The sophomore studio long player from the stalwart hard rock trio featuring vocalist/guitarist Richie Kotzen (Poison, Mr.
Big), bass player Billy Sheehan (David Lee Roth, Mr.
Big, Steve Vai), and drummer Mike Portnoy (Dream Theater, Adrenaline Mob), the Loud and Proud-issued Hot Streak doubles down on the instinctive riffage, submarine-hatch-tight rhythms, and pure vintage metal mayhem of the Winery Dogs' 2013 debut.

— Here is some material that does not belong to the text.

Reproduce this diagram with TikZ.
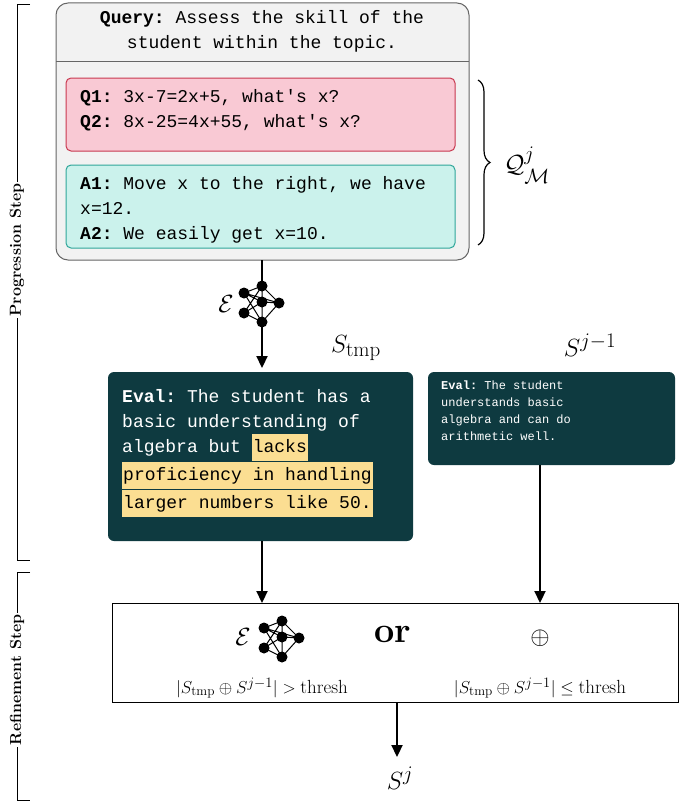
\documentclass[tikz,border=0pt]{standalone}
\usepackage{fontspec}
\usepackage{amsmath,amssymb}
\setmonofont{Liberation Mono}
\usetikzlibrary{arrows.meta,decorations.pathreplacing}
\definecolor{qgray}{HTML}{F2F2F2}
\definecolor{qred}{HTML}{F9C9D4}
\definecolor{qredb}{HTML}{C8384F}
\definecolor{qteal}{HTML}{CBF2EC}
\definecolor{qtealb}{HTML}{2FA69A}
\definecolor{dark}{HTML}{0E3A40}
\definecolor{hl}{HTML}{FBDE92}
\newcommand{\hlt}[1]{{\setlength{\fboxsep}{1pt}\colorbox{hl}{\color{black}\strut #1}}}
\tikzset{
  mono/.style={font=\ttfamily\fontsize{18}{25}\selectfont, align=left, anchor=north west, inner sep=0pt},
  darkbox/.style={draw=none, fill=dark, rounded corners=6pt},
  arr/.style={-{Triangle[length=12pt,width=11pt]}, line width=2.2pt},
  nn/.style={circle, fill=black, inner sep=0pt, minimum size=11pt},
  big/.style={font=\fontsize{30}{34}\selectfont, inner sep=0pt},
  mid/.style={font=\fontsize{19}{22}\selectfont, inner sep=0pt},
  netpic/.pic={
    \coordinate (t) at (0,-16); \coordinate (l) at (-18,-9); \coordinate (c) at (0,0);
    \coordinate (r) at (17,1); \coordinate (b) at (-18,11); \coordinate (d) at (0,20);
    \draw[line width=1pt] (t)--(l) (t)--(c) (t)--(r) (l)--(c) (l)--(d) (c)--(d) (r)--(d) (b)--(d) (b)--(t) (c)--(r) (b)--(c) (l)--(r);
    \foreach \p in {t,l,c,r,b,d} \fill (\p) circle (5.5);
  }
}
\begin{document}
\begin{tikzpicture}[x=1pt,y=-1pt]
\useasboundingbox (0,0) rectangle (683,808);
% brackets
\draw[line width=1pt] (30,5)--(17,5)--(17,560)--(30,560);
\node[fill=white, rotate=90, font=\bfseries\fontsize{16}{18}\selectfont, inner sep=2pt] (ps) at (17,250) {Progression Step};
\draw[line width=1pt] (30,572)--(17,572)--(17,800)--(30,800);
\node[fill=white, rotate=90, font=\bfseries\fontsize{16}{18}\selectfont, inner sep=2pt] (rs) at (17,680) {Refinement Step};
% query box
\draw[draw=gray!80!black, fill=qgray, rounded corners=12pt, line width=1pt] (56,3) rectangle (469,260);
\draw[gray!80!black, line width=1pt] (56,62)--(469,62);
\node[mono, anchor=north, align=center] (qt) at (262,10) {\textbf{Query:} Assess the skill of the\\student within the topic.};
\draw[draw=qredb, fill=qred, rounded corners=5pt, line width=1pt] (66,78) rectangle (455,151);
\node[mono] (q) at (80,89) {\textbf{Q1:} 3x-7=2x+5, what's x?\\\textbf{Q2:} 8x-25=4x+55, what's x?};
\draw[draw=qtealb, fill=qteal, rounded corners=5pt, line width=1pt] (66,165) rectangle (455,248);
\node[mono] (a) at (80,176) {\textbf{A1:} Move x to the right, we have\\x=12.\\\textbf{A2:} We easily get x=10.};
\draw[decorate, decoration={brace, amplitude=12pt}, line width=1.2pt] (478,80)--(478,245);
\node[big] (qm) at (527,165) {$\mathcal{Q}_{\mathcal{M}}^{j}$};
% arrow 1
\coordinate (a1s) at (262,260);
\coordinate (a1e) at (262,368);
\draw[arr] (a1s)--(a1e);
\fill[white] (236,282) rectangle (290,326);
\pic at (262,302) {netpic};
\node[mid, font=\fontsize{24}{26}\selectfont] (e1) at (226,304) {$\mathcal{E}$};
\node[big] (st) at (356,348) {$S_{\text{tmp}}$};
\node[big] (sj1) at (590,345) {$S^{j-1}$};
% dark boxes
\draw[darkbox] (108,372) rectangle (413,541);
\node[mono, text=white] (ev) at (122,389) {\textbf{Eval:} The student has a\\basic understanding of\\algebra but \hlt{lacks}\\\hlt{proficiency in handling}\\\hlt{larger numbers like 50.}};
\draw[darkbox] (428,372) rectangle (675,465);
\node[mono, text=white, font=\ttfamily\fontsize{12}{17}\selectfont] (ev2) at (441,381) {\textbf{Eval:} The student\\understands basic\\algebra and can do\\arithmetic well.};
% arrows to bottom
\coordinate (b1s) at (262,541); \coordinate (b1e) at (262,603);
\coordinate (b2s) at (540,465); \coordinate (b2e) at (540,603);
\draw[arr] (b1s)--(b1e);
\draw[arr] (b2s)--(b2e);
% bottom box
\draw[line width=1pt] (112,603) rectangle (678,702);
\pic at (282,637) {netpic};
\node[mid, font=\fontsize{26}{28}\selectfont] (e2) at (243,637) {$\mathcal{E}$};
\node[font=\bfseries\fontsize{36}{38}\selectfont, inner sep=0pt] (or) at (393,634) {or};
\node[font=\fontsize{36}{38}\selectfont, inner sep=0pt] (op) at (540,638) {$\oplus$};
\node[mid] (f1) at (262,688) {$|S_{\text{tmp}}\oplus S^{j-1}|>\text{thresh}$};
\node[mid] (f2) at (540,688) {$|S_{\text{tmp}}\oplus S^{j-1}|\le\text{thresh}$};
\coordinate (c1s) at (397,702); \coordinate (c1e) at (397,757);
\draw[arr] (c1s)--(c1e);
\node[big] (sj) at (400,778) {$S^{j}$};
\end{tikzpicture}
\end{document}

As would be expected from such an accomplished group of players, the musicianship is top-notch, with Portnoy and Sheehan finishing each other's musical sentences like long lost siblings; Kotzen's seasoned croon, which falls somewhere in between Sammy Hagar, David Coverdale, and Paul Rodgers, and deft guitar work providing numerous fireworks throughout.
Opener "Oblivion," like much of the album, is both mathy and accessible; a tech-heavy, prog-tinged barn burner delivered in a classic rock wrapper.
The groove-heavy, slide-driven "Empire," the propulsive, Van Halen-esque "Devil You Know" and the soaring "Ghost Town" and "The Bridge" follow suit, fluidly pairing meaty hooks with offbeat tempo shifts, but it's not all just pick slides and breakdowns.
The melancholic ballad "Fire," with its flourishes of flamenco guitar, and the soulful, electric piano-led "Think It Over" show that the band can hold back when it needs to.
The atmospheric closer "The Lamb" proves that they can juggle both predilections without breaking a sweat.
With Hot Streak, the Winery Dogs sound more like a hardened band than they do a one-off studio project, and while what they're doing may not be exactly revolutionary, it's being done with a lethal combination of fearlessness and finesse.